Devre arası transferleri de Şenol Güneş nezaretinde yapılır ise , hocanın bugüne kadar böyle bir çalışma ve tecrübesi olmadığı için, ligin ikinci yarısında da Trabzonspor’un yeni hedefler belirleyerek oralara tırmanması zor görünüyor.
Sayın başkanın 3 yıllık planını bu devre arasında gözden geçirip, 3 yıl çalışacağı hocayı bulması gerektiği kanaatindeyiz. Ş. Güneş konusunda yapılacak ısrar , 3 yıl sonra yapılması gereken kongreyi çok daha yakın zamanda gündeme getirebilir.
Şenol hoca demişken,hakkını da vermeli.
Alanyaspor maçının kahramanı , elinde Hırvat ve Türk milli takımlarının iki sol beki olduğu halde, aynısının tıpkısı bir golü daha önce de Trabzonspor’a yedirmiş Arif’i tercih eden Şenol Güneş değildi.
Maçın kahramanı , açık ara maçın orta hakemi B.P idi.
VAR hakemi D.T. de ona eşlik etti.
Geçen sezon hakemlerden adeta kan kusan Trabzonspor, bu sezon da özellikle İ. Hacıosman’ın TFF de görev almasından sonra adeta hakem kararları ile doğranmakta. Sadece Gaziantep, Fenerbahçe ve en son Alanyaspor maçlarında nizamı üç golü sayılmayan ve her üçünde de bir şekilde VAR incelemesi dahi yapılmayan bu gollerin sayılmayışının Trabzonspor’a kaybı tam 8 puan.

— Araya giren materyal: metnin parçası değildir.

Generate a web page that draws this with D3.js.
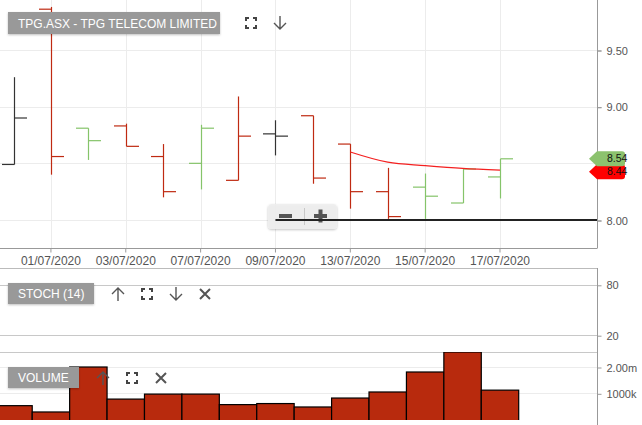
<!DOCTYPE html>
<html><head><meta charset="utf-8">
<script src="https://cdn.jsdelivr.net/npm/d3@7"></script>
<style>
html,body{margin:0;padding:0;background:#fff;}
svg{display:block;font-family:"Liberation Sans",Arial,sans-serif;}
</style></head>
<body><svg id="c" width="642" height="425"></svg>
<script>
// ---- data ----
const dates = ["30/06/2020","01/07/2020","02/07/2020","03/07/2020","06/07/2020","07/07/2020","08/07/2020","09/07/2020","10/07/2020","13/07/2020","14/07/2020","15/07/2020","16/07/2020","17/07/2020"];
const openV  = [8.49, 9.86, 8.81, 8.83, 8.56, 8.50, 8.35, 8.76, 8.92, 8.67, 8.25, 8.29, 8.15, 8.38];
const highV  = [9.26, 9.88, 8.81, 8.85, 8.67, 8.84, 9.09, 8.88, 8.92, 8.67, 8.46, 8.41, 8.45, 8.54];
const lowV   = [8.49, 8.40, 8.53, 8.65, 8.20, 8.27, 8.35, 8.57, 8.32, 8.10, 8.01, 8.01, 8.15, 8.19];
const closeV = [8.90, 8.56, 8.70, 8.65, 8.25, 8.81, 8.74, 8.74, 8.37, 8.25, 8.03, 8.21, 8.45, 8.54];
const priorClose = 8.90;
const volumeV = [0.53e6, 0.29e6, 2.0e6, 0.78e6, 0.97e6, 0.97e6, 0.57e6, 0.61e6, 0.48e6, 0.82e6, 1.05e6, 1.81e6, 2.57e6, 1.12e6];
const maDates = ["13/07/2020","14/07/2020","15/07/2020","16/07/2020","17/07/2020"];
const maV = [8.60, 8.51, 8.48, 8.455, 8.44];
const supportLevel = 8.00;
const supportFrom = "09/07/2020";
const xTickLabels = ["01/07/2020","03/07/2020","07/07/2020","09/07/2020","13/07/2020","15/07/2020","17/07/2020"];
const priceTicks = [8.0, 8.5, 9.0, 9.5];
const priceTicksLabelled = [8.0, 9.0, 9.5]; // 8.50 sits under the price tags
const stochTicks = [20, 80];
const volTicks = [1e6, 2e6];
const volTickLabels = ["1000k", "2.00m"];

// ---- layout ----
const svg = d3.select("#c");
const XR = 597;
const mainTop = 0, mainBot = 248;
const stTop = 268, stBot = 352;
const vTop = 352;

const x = d3.scaleBand().domain(dates).range([-5.2, 518.7]).padding(0);
const xc = d => x(d) + x.bandwidth() / 2;
const y = d3.scaleLinear().domain([8, 9.5]).range([220, 50]);
const ys = d3.scaleLinear().domain([0, 100]).range([stBot, stTop]);
const yv = d3.scaleLinear().domain([0, 2e6]).range([419.6, 367]);

const RED = "#bf2a12", GREEN = "#85c46a", GRAY = "#333", GRID = "#ececec", AXC = "#999", TXT = "#555";

const defs = svg.append("defs");
defs.append("clipPath").attr("id","cm").append("rect").attr("x",0).attr("y",mainTop).attr("width",XR).attr("height",mainBot-mainTop);
defs.append("clipPath").attr("id","cv").append("rect").attr("x",0).attr("y",vTop).attr("width",XR).attr("height",425-vTop);
const flt = defs.append("filter").attr("id","sh").attr("x","-10%").attr("y","-20%").attr("width","120%").attr("height","160%");
flt.append("feDropShadow").attr("dx",0).attr("dy",1).attr("stdDeviation",1).attr("flood-color","#000").attr("flood-opacity",0.25);

// ---- main grid ----
const g = svg.append("g");
g.selectAll(".hg").data(priceTicks).join("line")
  .attr("x1",0).attr("x2",XR).attr("y1",d=>Math.round(y(d))+0.5).attr("y2",d=>Math.round(y(d))+0.5)
  .attr("stroke",GRID);
g.selectAll(".vg").data(xTickLabels).join("line")
  .attr("x1",d=>Math.round(xc(d))+0.5).attr("x2",d=>Math.round(xc(d))+0.5).attr("y1",mainTop).attr("y2",mainBot)
  .attr("stroke",GRID);

// x axis
const xAx = svg.append("g").attr("transform",`translate(0,${mainBot+0.5})`)
  .call(d3.axisBottom(x).tickValues(xTickLabels).tickSize(4).tickPadding(4).tickSizeOuter(0));
xAx.select(".domain").remove();
xAx.append("line").attr("x1",0).attr("x2",XR).attr("stroke",AXC);
xAx.selectAll(".tick line").attr("stroke",AXC);
xAx.selectAll(".tick text").attr("fill",TXT).style("font-size","12px").style("font-family","Liberation Sans, Arial, sans-serif");

// right axis main
svg.append("line").attr("x1",XR+0.5).attr("x2",XR+0.5).attr("y1",0).attr("y2",mainBot+0.5).attr("stroke",AXC);
const yAxT = svg.append("g").attr("transform",`translate(${XR+0.5},0.5)`)
  .call(d3.axisRight(y).tickValues(priceTicks).tickFormat("").tickSize(4));
yAxT.select(".domain").remove();
yAxT.selectAll(".tick line").attr("stroke",AXC);
const yAx = svg.append("g").attr("transform",`translate(${XR+0.5},0.5)`)
  .call(d3.axisRight(y).tickValues(priceTicksLabelled).tickFormat(d3.format(".2f")).tickSize(4).tickPadding(5));
yAx.select(".domain").remove();
yAx.selectAll(".tick line").attr("stroke",AXC);
yAx.selectAll(".tick text").attr("fill",TXT).style("font-size","11px").style("font-family","Liberation Sans, Arial, sans-serif");

// ---- OHLC bars ----
const bars = dates.map((d,i)=>({d, o:openV[i], h:highV[i], l:lowV[i], c:closeV[i], pc: i===0?priorClose:closeV[i-1]}));
const colr = b => b.c > b.pc ? GREEN : (b.c < b.pc ? RED : GRAY);
const pg = svg.append("g").attr("clip-path","url(#cm)");
const bg = pg.selectAll("g.bar").data(bars).join("g").attr("stroke",colr).attr("stroke-width",1.2);
bg.append("line").attr("x1",b=>Math.round(xc(b.d))+0.5).attr("x2",b=>Math.round(xc(b.d))+0.5)
  .attr("y1",b=>y(b.h)).attr("y2",b=>y(b.l));
bg.append("line").attr("x1",b=>Math.round(xc(b.d))-12).attr("x2",b=>Math.round(xc(b.d))+0.5)
  .attr("y1",b=>y(b.o)).attr("y2",b=>y(b.o));
bg.append("line").attr("x1",b=>Math.round(xc(b.d))+0.5).attr("x2",b=>Math.round(xc(b.d))+13)
  .attr("y1",b=>y(b.c)).attr("y2",b=>y(b.c));

// MA line
const maPts = maDates.map((d,i)=>[xc(d), y(maV[i])]);
pg.append("path").attr("d", d3.line().curve(d3.curveMonotoneX)(maPts))
  .attr("fill","none").attr("stroke","#f42020").attr("stroke-width",1.3);

// zoom control
const zc = svg.append("g");
zc.append("rect").attr("x",268).attr("y",204).attr("width",69).attr("height",25).attr("rx",4)
  .attr("fill","#eeeeee").attr("fill-opacity",0.9).attr("filter","url(#sh)");
zc.append("line").attr("x1",304.5).attr("x2",304.5).attr("y1",208).attr("y2",225).attr("stroke","#c8c8c8");
zc.append("rect").attr("x",279).attr("y",214).attr("width",13).attr("height",4).attr("fill","#555");
zc.append("rect").attr("x",314).attr("y",214).attr("width",13).attr("height",4).attr("fill","#555");
zc.append("rect").attr("x",318.5).attr("y",209.5).attr("width",4).attr("height",13).attr("fill","#555");

// support line
svg.append("line").attr("x1",xc(supportFrom)).attr("x2",XR).attr("y1",y(supportLevel)).attr("y2",y(supportLevel))
  .attr("stroke","#222").attr("stroke-width",1.8);

// price tags
function tag(val, fill, yy){
  const t = svg.append("g").attr("transform",`translate(0,${yy})`);
  t.append("path").attr("d","M589,0 L597,-7.5 L622,-7.5 Q625,-7.5 625,-4.5 L625,4.5 Q625,7.5 622,7.5 L597,7.5 Z").attr("fill",fill);
  t.append("text").attr("x",607).attr("y",3.5).attr("fill","#111").style("font-size","10.5px").text(d3.format(".2f")(val));
}
tag(maV[maV.length-1], "#ff0000", y(maV[maV.length-1])+1.6);
tag(closeV[closeV.length-1], "#8cc26e", y(closeV[closeV.length-1]));

// ---- label boxes & icons ----
function labelBox(x0,y0,w,h,text){
  svg.append("rect").attr("x",x0).attr("y",y0).attr("width",w).attr("height",h).attr("fill","#999").attr("filter","url(#sh)");
  svg.append("text").attr("x",x0+10).attr("y",y0+h/2+4.5).attr("fill","#fff").style("font-size","12px").text(text);
}
function icoFull(cx,cy){
  const s=5, k=3;
  const p = `M${cx-s},${cy-s+k}V${cy-s}H${cx-s+k} M${cx+s-k},${cy-s}H${cx+s}V${cy-s+k} M${cx+s},${cy+s-k}V${cy+s}H${cx+s-k} M${cx-s+k},${cy+s}H${cx-s}V${cy+s-k}`;
  svg.append("path").attr("d",p).attr("fill","none").attr("stroke","#444").attr("stroke-width",2);
}
function icoUp(cx,cy){
  svg.append("path").attr("d",`M${cx},${cy+7}V${cy-6} M${cx-6},${cy} L${cx},${cy-6} L${cx+6},${cy}`).attr("fill","none").attr("stroke","#555").attr("stroke-width",1.4);
}
function icoDown(cx,cy){
  svg.append("path").attr("d",`M${cx},${cy-7}V${cy+6} M${cx-6},${cy} L${cx},${cy+6} L${cx+6},${cy}`).attr("fill","none").attr("stroke","#555").attr("stroke-width",1.4);
}
function icoX(cx,cy){
  svg.append("path").attr("d",`M${cx-5},${cy-5}L${cx+5},${cy+5}M${cx+5},${cy-5}L${cx-5},${cy+5}`).attr("fill","none").attr("stroke","#555").attr("stroke-width",2);
}

labelBox(8,12,212,22,"TPG.ASX - TPG TELECOM LIMITED");
icoFull(251,23); icoDown(280,23);

// ---- stoch panel ----
svg.append("line").attr("x1",0).attr("x2",XR).attr("y1",stTop+0.5).attr("y2",stTop+0.5).attr("stroke","#bbb");
svg.selectAll(".sg").data(stochTicks).join("line")
  .attr("x1",0).attr("x2",XR).attr("y1",d=>Math.round(ys(d))+0.5).attr("y2",d=>Math.round(ys(d))+0.5).attr("stroke","#c8c8c8");
svg.append("line").attr("x1",0).attr("x2",XR).attr("y1",stBot+0.5).attr("y2",stBot+0.5).attr("stroke","#c8c8c8");
const sAx = svg.append("g").attr("transform",`translate(${XR+0.5},0.5)`)
  .call(d3.axisRight(ys).tickValues(stochTicks).tickSize(4).tickPadding(5));
sAx.select(".domain").remove();
sAx.selectAll(".tick line").attr("stroke",AXC);
sAx.selectAll(".tick text").attr("fill",TXT).style("font-size","11px").style("font-family","Liberation Sans, Arial, sans-serif");
labelBox(8,283,86,21,"STOCH (14)");
icoUp(118,294); icoFull(147,294); icoDown(176,294); icoX(205,294);

// ---- volume panel ----
svg.selectAll(".vgl").data(volTicks).join("line")
  .attr("x1",0).attr("x2",XR).attr("y1",d=>Math.round(yv(d))+0.5).attr("y2",d=>Math.round(yv(d))+0.5).attr("stroke",GRID);
svg.append("g").attr("clip-path","url(#cv)").selectAll("rect").data(dates.map((d,i)=>({d,v:volumeV[i]}))).join("rect")
  .attr("x",b=>x(b.d)).attr("width",x.bandwidth()).attr("y",b=>yv(b.v)).attr("height",b=>yv(0)-yv(b.v)+4)
  .attr("fill","#b82a0d").attr("stroke","#000").attr("stroke-width",1.2);
svg.append("rect").attr("x",0).attr("y",420).attr("width",642).attr("height",5).attr("fill","#fff");
svg.append("line").attr("x1",XR+0.5).attr("x2",XR+0.5).attr("y1",stTop).attr("y2",425).attr("stroke",AXC);
const vAx = svg.append("g").attr("transform",`translate(${XR+0.5},0.5)`)
  .call(d3.axisRight(yv).tickValues(volTicks).tickFormat((d,i)=>volTickLabels[i]).tickSize(4).tickPadding(5));
vAx.select(".domain").remove();
vAx.selectAll(".tick line").attr("stroke",AXC);
vAx.selectAll(".tick text").attr("fill",TXT).style("font-size","11px").style("font-family","Liberation Sans, Arial, sans-serif");
labelBox(8,367,71,21,"VOLUME");
icoUp(103,378); icoFull(132,378); icoX(161,378);
</script></body></html>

Diğer hakem hataları sonucu Trabzonspor’un kayıplarını yazsak, bu sayfalar yetmez.
Aslında Alanyaspor maçında hakem, net faul sonucu Alanyaspor’un kaptığı topla ceza sahasına girip ve Makouta’ nın ustaca kendini atması ile çaldığı uydurma penaltıya kadar Trabzonspor fena bir oyun oynamıyordu.
Ancak orta hakem B.P. çaldığı bu saçma sapan penaltı düdüğü ile resmen maça müdahale etmedi. Her VAR hakemi olduğunda Trabzonspor’un mutlak bir kaybına sebep olan D. T . de “bu pozisyonda temas yok” diyerek genelde olduğu gibi görmezden geldi.
Ancak orta hakem B.P. uydurduğu penaltı ile yetinmedi. Tüm hakem hocalarının da ortak görüşleri ile teyit ettiği fahiş hatalara devam etti.
Net olarak kırmızı kart görmeleri gerekirken Richard ve kaleci Ertuğrul’u sarı kartla sahada tutan B.P. hiç hak etmediği halde ikinci sarı karttan Alanyasporlu Yusuf’u oyundan attı. Bununla da yetinmedi. Trabzonspor’un son dakikada attığı nizami golü tuhaf bir şekilde iptal etti. İptal olayına Alanyasporlu futbolcular bile şaşırdı.
Belli ki Trabzonspor’un yeni TFF ve MHK dan çekeceği var ve bu çetin bir mücadele olacak.
TFF nin Trabzonspor’a karşı bu adeta“ yok etme çabasına “ karşı Trabzonspor camiası, Başkan Ertuğrul Doğan’ı ve futbol takımını yalnız bırakmamalı.